AY Honor Maple Sugar Answer Key
Northeastern United States and eastern Canada. This is where the maple trees that produce sugar grow and where the weather gets cold enough to produce a good flow of sap when there are warm days with the temperature above freezing and nights with the temperature below. This occurs most often in winter and early spring.
Each fall the tree produces its own supply of starch which it stores in its root system during the winter season. In the spring the roots begin to take up water, mixing it with the starch to create sap.
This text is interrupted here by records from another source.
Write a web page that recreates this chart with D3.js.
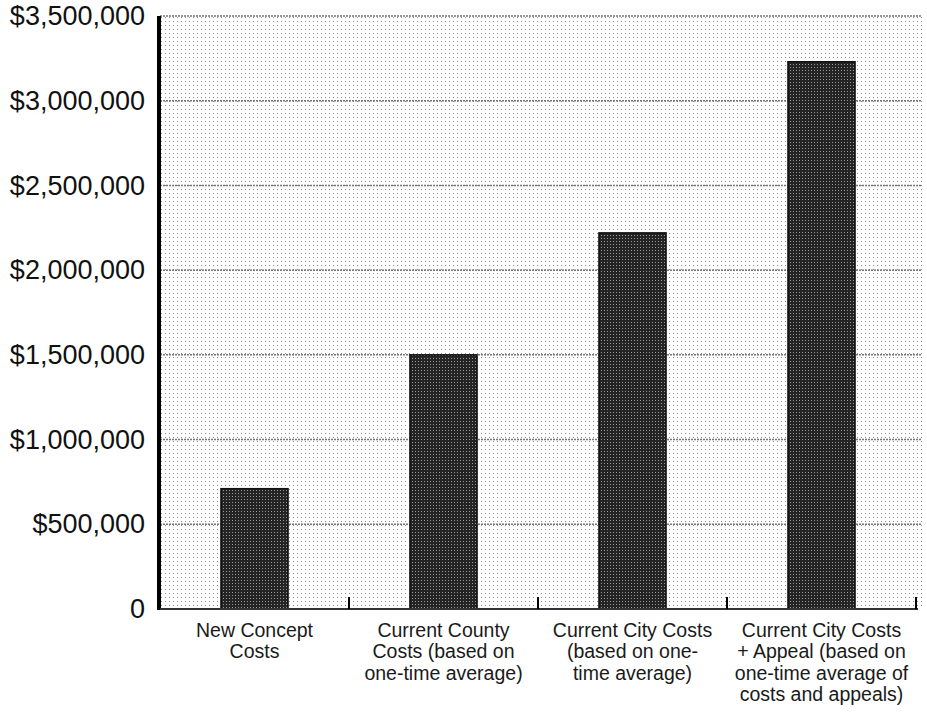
<!DOCTYPE html>
<html>
<head>
<meta charset="utf-8">
<script src="https://cdn.jsdelivr.net/npm/d3@7"></script>
<style>
    html, body { margin: 0; padding: 0; background: #fff; }
    svg { display: block; }
    .ylab { font-family: "Liberation Sans", Arial, sans-serif; font-size: 27px; fill: #111; }
    .xlab { font-family: "Liberation Sans", Arial, sans-serif; font-size: 19.5px; fill: #1a1a1a; }
</style>
</head>
<body>
<div id="chart"></div>
<script>
// Chart data
const categories = [
    'New Concept\nCosts',
    'Current County\nCosts (based on\none-time average)',
    'Current City Costs\n(based on one-\ntime average)',
    'Current City Costs\n+ Appeal (based on\none-time average of\ncosts and appeals)'
];
const costs = [710000, 1500000, 2220000, 3230000];
const yTicks = [0, 500000, 1000000, 1500000, 2000000, 2500000, 3000000, 3500000];
const yTickLabels = ['0', '$500,000', '$1,000,000', '$1,500,000', '$2,000,000', '$2,500,000', '$3,000,000', '$3,500,000'];

const width = 927;
const height = 717;
const plot = { left: 160, right: 916, top: 16, bottom: 609 };

const svg = d3.select('#chart').append('svg')
    .attr('width', width)
    .attr('height', height);

// halftone-ish screens for the scanned look
const defs = svg.append('defs');
const bgPat = defs.append('pattern')
    .attr('id', 'screen')
    .attr('patternUnits', 'userSpaceOnUse')
    .attr('width', 4).attr('height', 4);
bgPat.append('rect').attr('width', 4).attr('height', 4).attr('fill', '#fdfdfd');
bgPat.append('rect').attr('x', 1).attr('y', 1).attr('width', 1).attr('height', 1).attr('fill', '#8c8c8c');

const barPat = defs.append('pattern')
    .attr('id', 'barscreen')
    .attr('patternUnits', 'userSpaceOnUse')
    .attr('width', 3).attr('height', 3);
barPat.append('rect').attr('width', 3).attr('height', 3).attr('fill', '#242424');
barPat.append('rect').attr('x', 1).attr('y', 1).attr('width', 1).attr('height', 1).attr('fill', '#9a9a9a');

const x = d3.scaleBand()
    .domain(categories)
    .range([plot.left, plot.right])
    .paddingInner(0.645)
    .paddingOuter(0.3225);

const y = d3.scaleLinear()
    .domain([0, 3500000])
    .range([plot.bottom, plot.top]);

// plot background
svg.append('rect')
    .attr('x', plot.left)
    .attr('y', plot.top)
    .attr('width', plot.right + 6 - plot.left)
    .attr('height', plot.bottom - plot.top)
    .attr('fill', 'url(#screen)');

// gridlines
svg.append('g')
    .selectAll('line')
    .data(yTicks.slice(1))
    .enter().append('line')
    .attr('x1', plot.left)
    .attr('x2', plot.right + 6)
    .attr('y1', d => y(d))
    .attr('y2', d => y(d))
    .attr('stroke', '#777')
    .attr('stroke-width', 1.5)
    .attr('stroke-dasharray', '2,1');

// bars
svg.append('g')
    .selectAll('rect')
    .data(costs)
    .enter().append('rect')
    .attr('x', (d, i) => x(categories[i]))
    .attr('y', d => y(d))
    .attr('width', x.bandwidth())
    .attr('height', d => y(0) - y(d))
    .attr('fill', 'url(#barscreen)')
    .attr('stroke', '#111')
    .attr('stroke-width', 1.5);

// y axis labels
const yAxis = d3.axisLeft(y)
    .tickValues(yTicks)
    .tickFormat((d, i) => yTickLabels[i])
    .tickSize(0)
    .tickPadding(15);

const yg = svg.append('g')
    .attr('transform', `translate(${plot.left},0)`)
    .call(yAxis);
yg.select('.domain').remove();
yg.selectAll('text').attr('class', 'ylab').attr('font-size', null).attr('font-family', null);

// y axis line
svg.append('line')
    .attr('x1', plot.left - 1).attr('x2', plot.left - 1)
    .attr('y1', plot.top).attr('y2', plot.bottom + 1)
    .attr('stroke', '#000')
    .attr('stroke-width', 4);

// x axis line
svg.append('line')
    .attr('x1', plot.left).attr('x2', plot.right + 2)
    .attr('y1', plot.bottom).attr('y2', plot.bottom)
    .attr('stroke', '#333')
    .attr('stroke-width', 2);

// x ticks at band boundaries, pointing up
svg.append('g')
    .selectAll('line')
    .data(categories)
    .enter().append('line')
    .attr('x1', d => x(d) + x.bandwidth() / 2 + x.step() / 2)
    .attr('x2', d => x(d) + x.bandwidth() / 2 + x.step() / 2)
    .attr('y1', plot.bottom)
    .attr('y2', plot.bottom - 12)
    .attr('stroke', '#000')
    .attr('stroke-width', 2);

// category labels
const labels = svg.append('g')
    .selectAll('text')
    .data(categories)
    .enter().append('text')
    .attr('class', 'xlab')
    .attr('text-anchor', 'middle')
    .attr('x', d => x(d) + x.bandwidth() / 2)
    .attr('y', plot.bottom + 28);

labels.each(function(d) {
    const t = d3.select(this);
    d.split('\n').forEach((line, i) => {
        t.append('tspan')
            .attr('x', x(d) + x.bandwidth() / 2)
            .attr('dy', i === 0 ? 0 : 21.4)
            .text(line);
    });
});
</script>
</body>
</html>
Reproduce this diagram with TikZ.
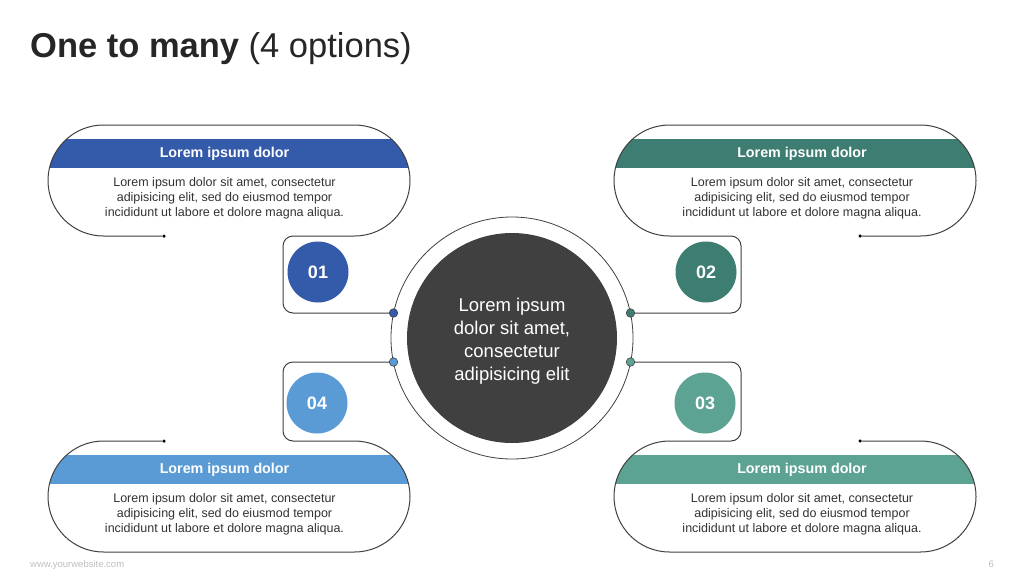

The sap rises up the trunk and is distributed to the branches to prepare the tree for the growing season.
The leaves are the easiest way to identify a maple tree so it is easiest to pick out the trees you are going to tap before they lose their leaves in the fall. The bark of the sugar maple is usually dark brown with vertical grooves and ridges. The easiest way to pick out maple trees without their leaves is to look for a tree that has its branches and buds in opposite position (that is in pairs on opposite sides of a branch) rather than alternate. Four native maples - sugar maple, silver maple, red maple, and black maple - all produce a sweet sap; as does the box elder (ash leaf maple). The Norway maple, a common introduced ornamental in towns, also produces sweet sap.
The holes should be drilled about 2 1/2 inches deep including the thick bark. It should be about 7/16 or 1/2 inch in diameter and should be drilled upward at a slight angle so the sap won’t pool in the hole.
The diameter of the hole really ought to be matched to the size of the tap. Taps are tapered, so the hole diameter should fall somewhere between the smaller and larger ends of the tap. If the hole diameter is too large, the tap may fall out of the hole. This is especially true if a bucket is suspended from the tap (some are designed for that). In this case, the more sap that flows into the bucket, the heavier it gets, making it even more likely that the tap will pull out. For insurance, you might consider tying a rope around the tree, catching (and thus securing) the tap.
It heals within a few weeks after the sap season.
Two to three inches.
none on trees less than 10 inches. One if at least 10 inches.
one tap on trees 10 to 18 inches.
two taps on trees 18 to 28 inches.
three taps on trees over 28”.
Maple syrup is ready when the boiling temperature reaches about 7 degrees above boiling point of water (e.g. 218o F. in Michigan). If you continue boiling until the temperature reaches 30 to 33 degrees F. above the boiling point of water(e.g. 241 to 244o F. in Michigan) and then stir the syrup vigorously it will start to crystallize. At this point you put it into whatever molds or containers you wish before it hardens too much in the pan.
Warm sunny days above freezing and cold nights below freezing.
A full well-proportioned tree in the summer will be a more healthy tree and will produce a better quality and quantity of sap the next spring.
30 to 40 gallons.
Yummmm! Very sweet!
If you can't observe in person (don't live in a Maple Syrup producing area), check Youtube - search maple syrup production - for numerous videos.
Also called a brace, the drill holds the bit that bores the hole in the tree. Many syrup producers still use these traditional "cordless" tools, though others use battery powered ones instead. A regular "corded" drill is not useful unless the tree is near an outlet. In most maple-producing areas, the trees cover a vast area, and would require thousands of feet of extension cords (which would have to be wound through the forest). It is far,less labor to use a brace and bit than to run wire and then collect it again after the holes are bored.
The bit fits into the brace (or into an electric drill) and is used to bore a 7/16 or 1/2 inch hole in the tree.
The spigot is inserted into tap hole to direct the sap from the tree into the bucket. The bucket hangs from it. In the old days these could be made from elderberry branches, as that species of tree has a pithy center in the branches and is easily removed to make a channel for the sap to flow through. They can also be made from 1/2 inch dowel with a hole drilled in it. Metal versions are far more common today than wooden ones, and plastic spigots are more common than metal ones, as they allow the syruper to run plastic tubing from tree to tree to greatly reduce the labor involved in sap collecting.
The bucket is used to collect sap. Most sap buckets are made of metal, but it is possible to use a plastic milk jug. Modern producers often pipe the sap into a large tank at a central collection area.
The bucket cover is used to keep out rain and foreign material. Rain would dilute the sap and require more boiling. The lid is loose-fitting, so it will not keep out insects. Insects are not typically active during sapping season, and when there are enough of them to become a concern, it's about time to quit production anyhow.
The evaporator is used to boil sap so the excess water in the sap is driven off leaving the maple syrup or sugar. Commercial operators have huge evaporators costing thousands of dollars. For small scale production, you can boil it down in the kitchen, but be warned - this will cause a lot of moisture to condense on surfaces in the kitchen. If you have an oven vent that exhausts to the outdoors, use it! You can also boil it down in a kettle on an outdoor barbecue grill.
If you attempt to boil it down in a kettle over an open fire without an evaporator, you can easily ruin the sap by getting smoke in it (yes, it happens).